- _Exercise brief_: Extract the lines from the first one in the records below through the line containing "ax.set_ylabel('')", keeping both ends and leaving out any pictures.

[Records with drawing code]
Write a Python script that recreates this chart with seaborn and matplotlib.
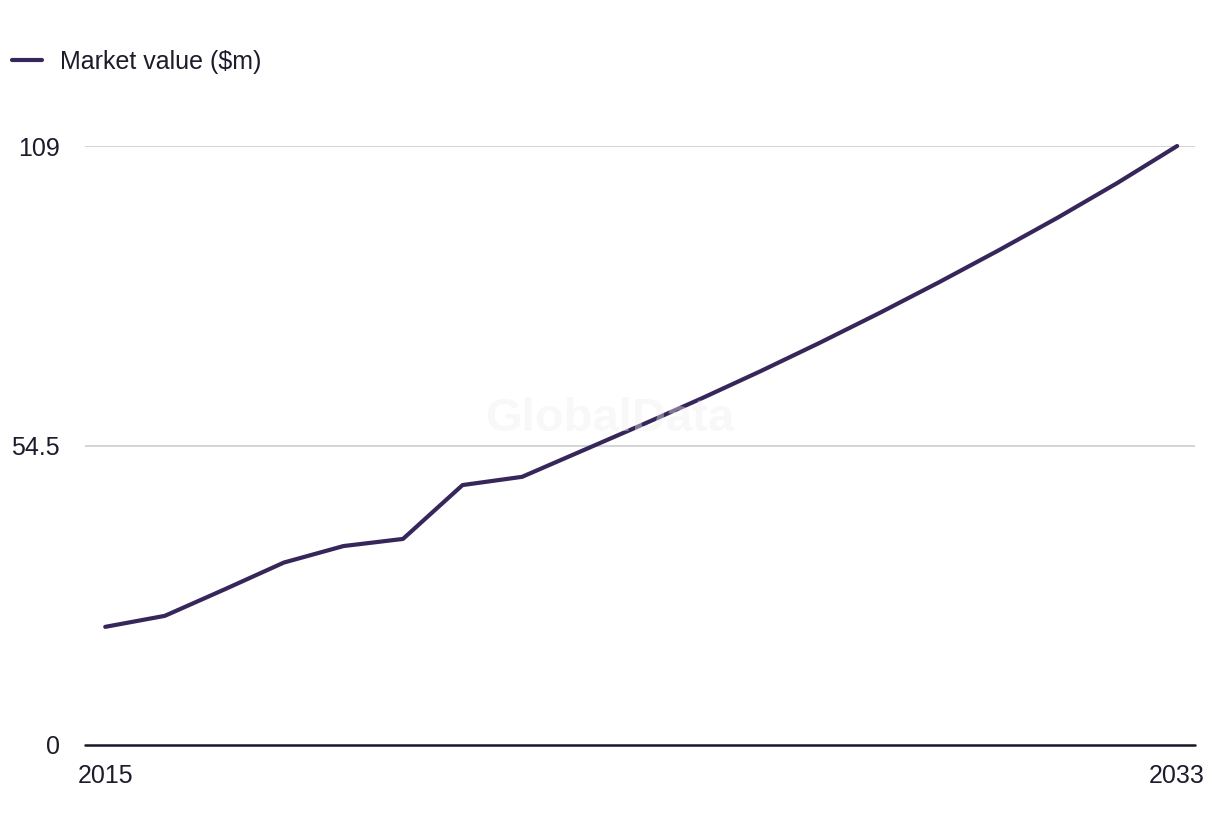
import pandas as pd
import seaborn as sns
import matplotlib.pyplot as plt

# Market value ($m)
years = list(range(2015, 2034))
values = [21.5, 23.5, 28.3, 33.2, 36.2, 37.5, 47.3, 48.8, 53.5, 58.2,
          63.0, 68.0, 73.2, 78.6, 84.2, 90.0, 96.0, 102.3, 109.0]
y_ticks = [0, 54.5, 109]
y_tick_labels = ['0', '54.5', '109']
x_ticks = [2015, 2033]
series_name = 'Market value ($m)'

line_color = '#37265a'
text_color = '#1c1c2c'

sns.set_theme(style='white')
plt.rcParams['font.family'] = ['Liberation Sans', 'DejaVu Sans']

df = pd.DataFrame({'year': years, 'value': values})

fig = plt.figure(figsize=(12.2, 8.36), dpi=100)
ax = fig.add_axes([85 / 1220, 1 - 745 / 836, 1110 / 1220, 599 / 836])

sns.lineplot(data=df, x='year', y='value', color=line_color, linewidth=3,
             label=series_name, ax=ax, clip_on=False, zorder=3)

ax.set_xlim(2014.66, 2033.3)
ax.set_ylim(0, 109)
ax.set_yticks(y_ticks)
ax.set_yticklabels(y_tick_labels)
ax.set_xticks(x_ticks)
ax.set_xlabel('')
ax.set_ylabel('')

for y in y_ticks[1:]:
    ax.axhline(y, color='#d4d4d8', linewidth=1.4, zorder=1)
ax.axhline(0, color='#16162a', linewidth=1.8, zorder=2, clip_on=False)

for side in ['top', 'right', 'left', 'bottom']:
    ax.spines[side].set_visible(False)

ax.tick_params(axis='both', length=0, labelsize=18, colors=text_color)
ax.tick_params(axis='y', pad=18)
ax.tick_params(axis='x', pad=14)

# faint watermark
ax.text(0.473, 0.545, 'GlobalData', transform=ax.transAxes, fontsize=34,
        fontweight='bold', color='#eeeeee', alpha=0.4, ha='center',
        va='center', zorder=5, family=['Liberation Sans', 'DejaVu Sans'])

ax.get_legend().remove()
handles, labels = ax.get_legend_handles_labels()
fig.legend(handles, labels, loc='center left', bbox_to_anchor=(0.002, 1 - 62 / 836),
           frameon=False, fontsize=18, handlelength=1.2, handletextpad=0.72,
           labelcolor=text_color, borderaxespad=0.0)

plt.savefig('out.png', dpi=100)
plt.close()
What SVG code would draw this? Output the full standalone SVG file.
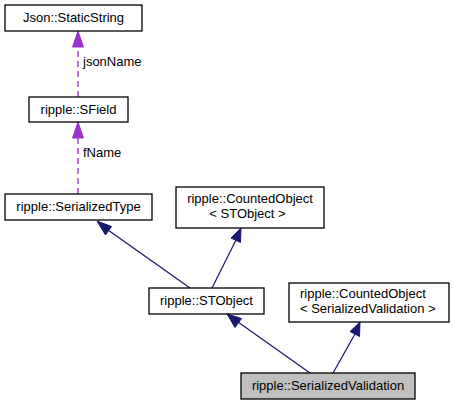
<svg xmlns="http://www.w3.org/2000/svg" width="453" height="405" viewBox="0 0 453 405">
<defs>
<style>
.box{fill:#ffffff;stroke:#000000;stroke-width:1.3}
.hl{fill:#bfbfbf;stroke:#000000;stroke-width:1.3}
text{font-family:"Liberation Sans",Arial,sans-serif;font-size:13px;fill:#000000}
.c{text-anchor:middle}
.inh{stroke:#191970;stroke-width:1.3;fill:none}
.use{stroke:#9a32cd;stroke-width:1.3;fill:none;stroke-dasharray:6,4}
.ah1{fill:#191970;stroke:#191970}
.ah2{fill:#9a32cd;stroke:#9a32cd}
</style>
</defs>
<rect width="453" height="405" fill="#ffffff"/>
<g id="edges">
<line class="use" x1="78" y1="97" x2="78" y2="47"/>
<polygon class="ah2" points="78,31 72.5,47 83.5,47"/>
<text x="83" y="66">jsonName</text>
<line class="use" x1="78" y1="194" x2="78" y2="138"/>
<polygon class="ah2" points="78,122 72.5,138 83.5,138"/>
<text x="83" y="157">fName</text>
<line class="inh" x1="190" y1="288" x2="108" y2="230"/>
<polygon class="ah1" points="97,221 105.5,235 111.5,226.5"/>
<line class="inh" x1="212" y1="288" x2="236" y2="240"/>
<polygon class="ah1" points="241,228 231,238 240.5,242.5"/>
<line class="inh" x1="310" y1="373" x2="238" y2="322"/>
<polygon class="ah1" points="227,314 235,327.5 241.5,318.5"/>
<line class="inh" x1="333" y1="373" x2="355" y2="334"/>
<polygon class="ah1" points="360,322 350,331.5 359.5,336.5"/>
</g>
<g id="json_staticstring">
<rect class="box" x="5" y="5" width="137" height="26"/>
<text class="c" x="73.5" y="22">Json::StaticString</text>
</g>
<g id="sfield">
<rect class="box" x="29" y="97" width="99" height="25"/>
<text class="c" x="78.5" y="114">ripple::SField</text>
</g>
<g id="serializedtype">
<rect class="box" x="5" y="194" width="147" height="26"/>
<text class="c" x="78.5" y="211">ripple::SerializedType</text>
</g>
<g id="countedobject_stobject">
<rect class="box" x="176" y="187" width="148" height="41"/>
<text class="c" x="250" y="203">ripple::CountedObject</text>
<text class="c" x="247.5" y="218">&lt; STObject &gt;</text>
</g>
<g id="stobject">
<rect class="box" x="149" y="288" width="115" height="26"/>
<text class="c" x="206.5" y="305">ripple::STObject</text>
</g>
<g id="countedobject_sv">
<rect class="box" x="289" y="283" width="160" height="39"/>
<text x="300" y="298">ripple::CountedObject</text>
<text x="300" y="313">&lt; SerializedValidation &gt;</text>
</g>
<g id="serializedvalidation">
<rect class="hl" x="241" y="373" width="174" height="26"/>
<text class="c" x="328" y="390">ripple::SerializedValidation</text>
</g>
</svg>
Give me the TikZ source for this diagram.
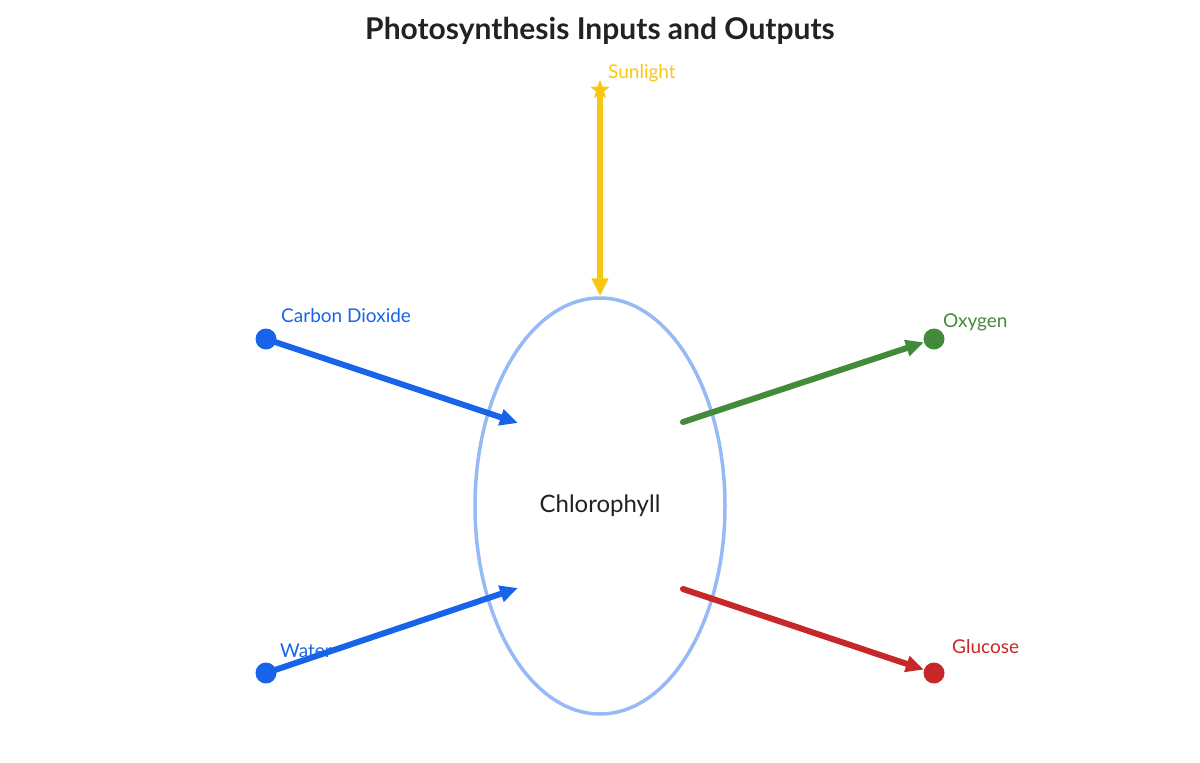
\documentclass[tikz,border=0pt]{standalone}
\usepackage{fontspec}
\setmainfont{Lato}
\usetikzlibrary{arrows.meta,shapes.geometric}
\definecolor{cblue}{RGB}{24,100,232}
\definecolor{cgreen}{RGB}{67,138,58}
\definecolor{cred}{RGB}{198,40,40}
\definecolor{cyellow}{RGB}{250,198,20}
\definecolor{cell}{RGB}{150,186,245}
\definecolor{ctext}{RGB}{34,34,34}
\begin{document}
\begin{tikzpicture}[x=1pt,y=-1pt,
  lbl/.style={anchor=west,font=\fontsize{19}{22}\selectfont,inner sep=0pt},
  dotnode/.style={circle,fill=#1,minimum size=21pt,inner sep=0pt},
  flow/.style={draw=#1,line width=6pt,-{Triangle[length=18pt,width=16pt]}},
]
\useasboundingbox (0,0) rectangle (1200,763);
\node[font=\bfseries\fontsize{30}{34}\selectfont,text=ctext] (title) at (600,31) {Photosynthesis Inputs and Outputs};
\node[ellipse,draw=cell,line width=3.5pt,minimum width=250pt,minimum height=416pt,inner sep=0pt] (chl) at (600,506) {};
\node[font=\fontsize{24}{28}\selectfont,text=ctext] (chlt) at (600,506) {Chlorophyll};
% labels
\node[lbl,text=cyellow] (sunl) at (608,73) {Sunlight};
\node[lbl,text=cblue] (co2l) at (281,316) {Carbon Dioxide};
\node[lbl,text=cblue] (wl) at (280,651) {Water};
\node[lbl,text=cgreen] (ol) at (943,322) {Oxygen};
\node[lbl,text=cred] (gl) at (952,647) {Glucose};
% source/sink points
\node[star,star points=5,star point ratio=2.3,fill=cyellow,minimum size=20pt,inner sep=0pt] (sun) at (600,90) {};
\node[dotnode=cblue] (co2) at (266,339) {};
\node[dotnode=cblue] (water) at (266,673) {};
\node[dotnode=cgreen] (oxy) at (934,339) {};
\node[dotnode=cred] (glu) at (934,673) {};
\coordinate (inA) at (518,423);
\coordinate (inB) at (518,588);
\coordinate (outA) at (683,422);
\coordinate (outB) at (683,589);
% connectors
\draw[flow=cyellow] (sun.center) -- (chl.north);
\draw[flow=cblue] (co2.center) -- (inA);
\draw[flow=cblue] (water.center) -- (inB);
\draw[flow=cgreen,line cap=round] (outA) -- (oxy);
\draw[flow=cred,line cap=round] (outB) -- (glu);
\end{tikzpicture}
\end{document}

- _Output for this exercise_:
Write a Python script that recreates this chart with seaborn and matplotlib.
import pandas as pd
import seaborn as sns
import matplotlib.pyplot as plt

# Market value ($m)
years = list(range(2015, 2034))
values = [21.5, 23.5, 28.3, 33.2, 36.2, 37.5, 47.3, 48.8, 53.5, 58.2,
          63.0, 68.0, 73.2, 78.6, 84.2, 90.0, 96.0, 102.3, 109.0]
y_ticks = [0, 54.5, 109]
y_tick_labels = ['0', '54.5', '109']
x_ticks = [2015, 2033]
series_name = 'Market value ($m)'

line_color = '#37265a'
text_color = '#1c1c2c'

sns.set_theme(style='white')
plt.rcParams['font.family'] = ['Liberation Sans', 'DejaVu Sans']

df = pd.DataFrame({'year': years, 'value': values})

fig = plt.figure(figsize=(12.2, 8.36), dpi=100)
ax = fig.add_axes([85 / 1220, 1 - 745 / 836, 1110 / 1220, 599 / 836])

sns.lineplot(data=df, x='year', y='value', color=line_color, linewidth=3,
             label=series_name, ax=ax, clip_on=False, zorder=3)

ax.set_xlim(2014.66, 2033.3)
ax.set_ylim(0, 109)
ax.set_yticks(y_ticks)
ax.set_yticklabels(y_tick_labels)
ax.set_xticks(x_ticks)
ax.set_xlabel('')
ax.set_ylabel('')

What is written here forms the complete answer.